HSBC to Pay Record Fine in Money Laundering Case

Banksters - Get Out of Jail

HSBC to pay $1.92 billion to settle charges of money laundering:

State and federal authorities decided against indicting HSBC in a money-laundering case over concerns that criminal charges could jeopardize one of the world’s largest banks and ultimately destabilize the global financial system.

Instead, HSBC announced on Tuesday that it had agreed to a record $1.92 billion settlement with authorities. The bank, which is based in Britain, faces accusations that it transferred billions of dollars for nations like Iran and enabled Mexican drug cartels to move money illegally through its American subsidiaries.

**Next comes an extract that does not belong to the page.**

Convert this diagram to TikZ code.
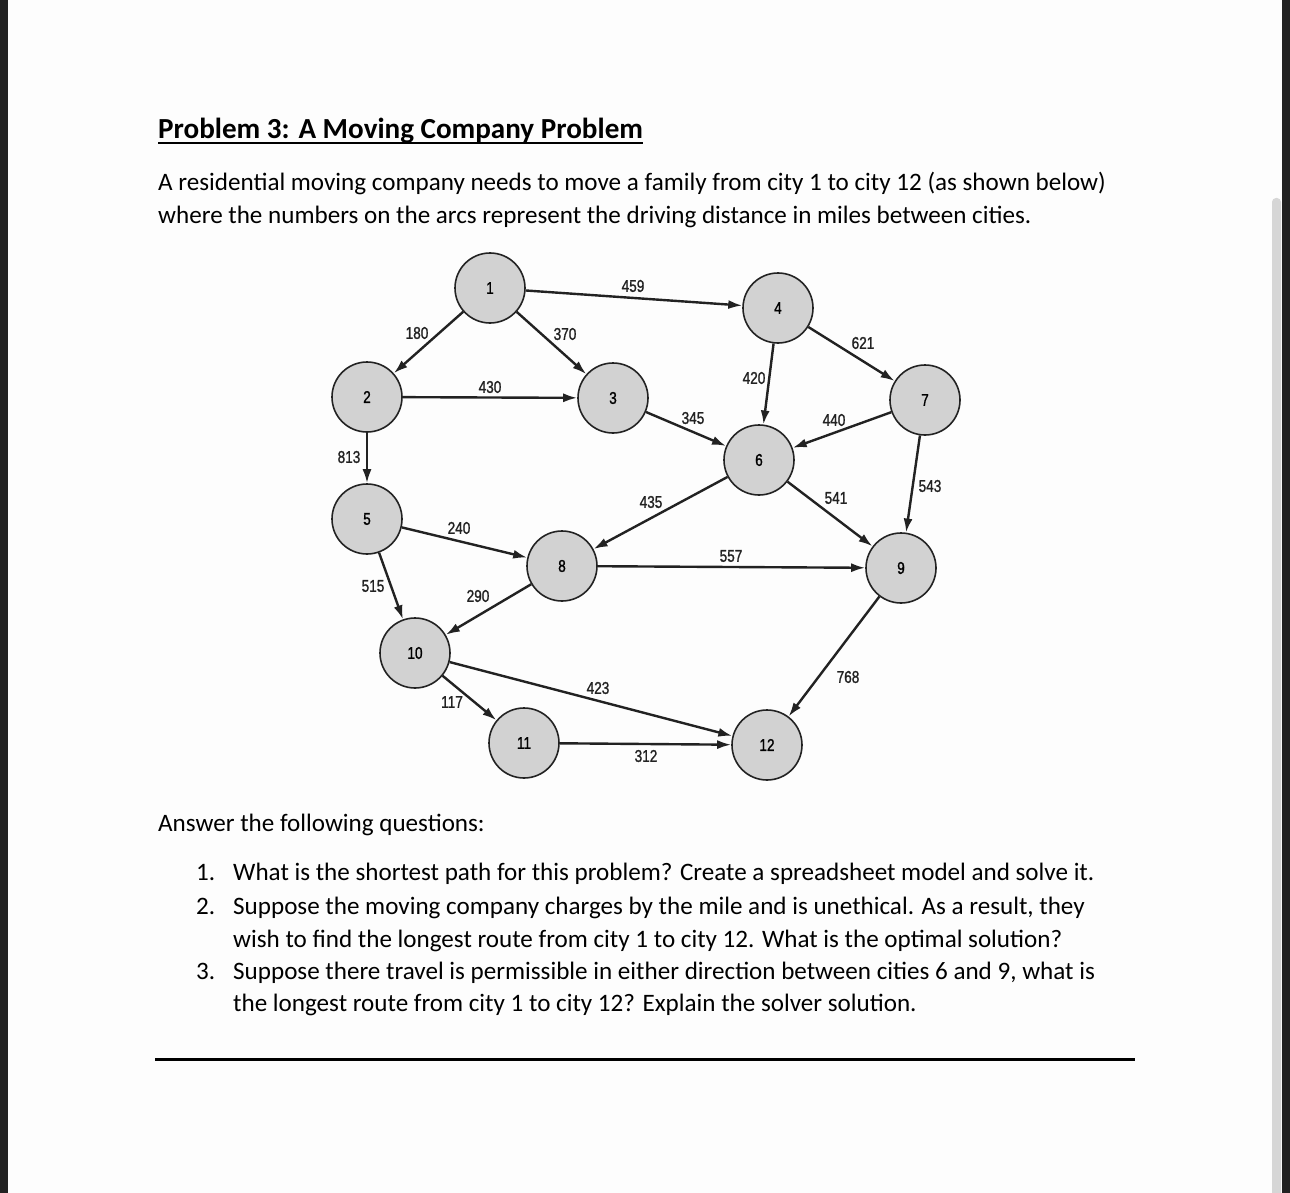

While the settlement with HSBC is a major victory for the government, the case raises questions about whether certain financial institutions, having grown so large and interconnected, are too big to indict. Four years after the failure of Lehman Brothers nearly toppled the financial system, regulators are still wary that a single institution could undermine the recovery of the industry and the economy.

Big bank. Money laundering. No criminal charges. No jail. Shocking. Not.